Party leadership, major donors, and institutional support tend to protect incumbents by giving them early endorsements, fundraising advantages, and access to their party’s infrastructure. Incumbents can easily dominate, making turnover harder even when public support for the candidate may be weak. When only two parties can actually make a difference, power concentrates vertically within each party rather than horizontally across parties.
This is not necessarily a bad thing—it is just a result of the system. In parliamentary systems with multiple parties, politicians may still have ongoing long careers like they do in our system. In a coalition government, parties must cooperate to govern, which creates built-in checks. Support can be both given and withdrawn, so politicians must keep that support between parties and other politicians. The key difference is that their power depends on ongoing negotiations, not dominance. Maintaining alliances naturally constrains individual ambitions that career politicians earn a bad rap for. The U.S. needs a check, and since it would be difficult to rewrite American political law, it should be an outside force.
But in the U.S., the external check is missing. This responsibility should fall into the hands of the media and other non-governmental organizations. Providing accountability outside party structures is made difficult by an increasing polarity and declining trust in the media. Information is easier to discard. Even when the abuses of career politicians are reported, a large portion of the public refuses to accept the message because they distrust the messenger. Instead, another source is telling them what they want to hear, and that information is almost always more convenient to receive. Without trusted external arbiters, parties face limited resistance.

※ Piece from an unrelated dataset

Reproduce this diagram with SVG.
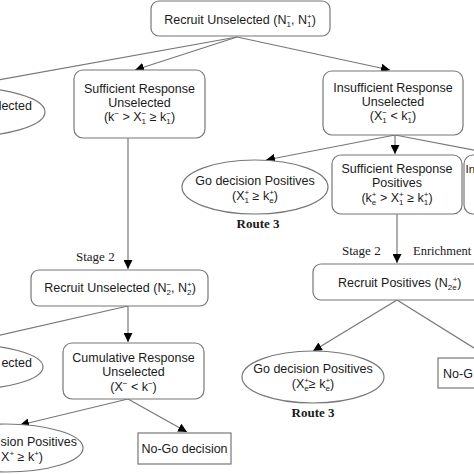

The system produces longevity because it is simply easier. Institutional incentives paired with limited competition make for easy and natural accumulations of power. This problem is systematic, not moral. We need effective accountability that the public can trust. Replacing individuals without changing incentives won’t fix the issue. Instead, we need to invest in stronger, independent institutions and rebuild our trust in non-governmental checks. “How long should politicians serve” is the wrong question. Instead, we should be asking “how can we prevent power from becoming self-reinforcing?” The solution is what it has been since the ratification of the Bill of Rights. Tried-and-true “freedom of speech” has always been a hit. Classics never go out of style.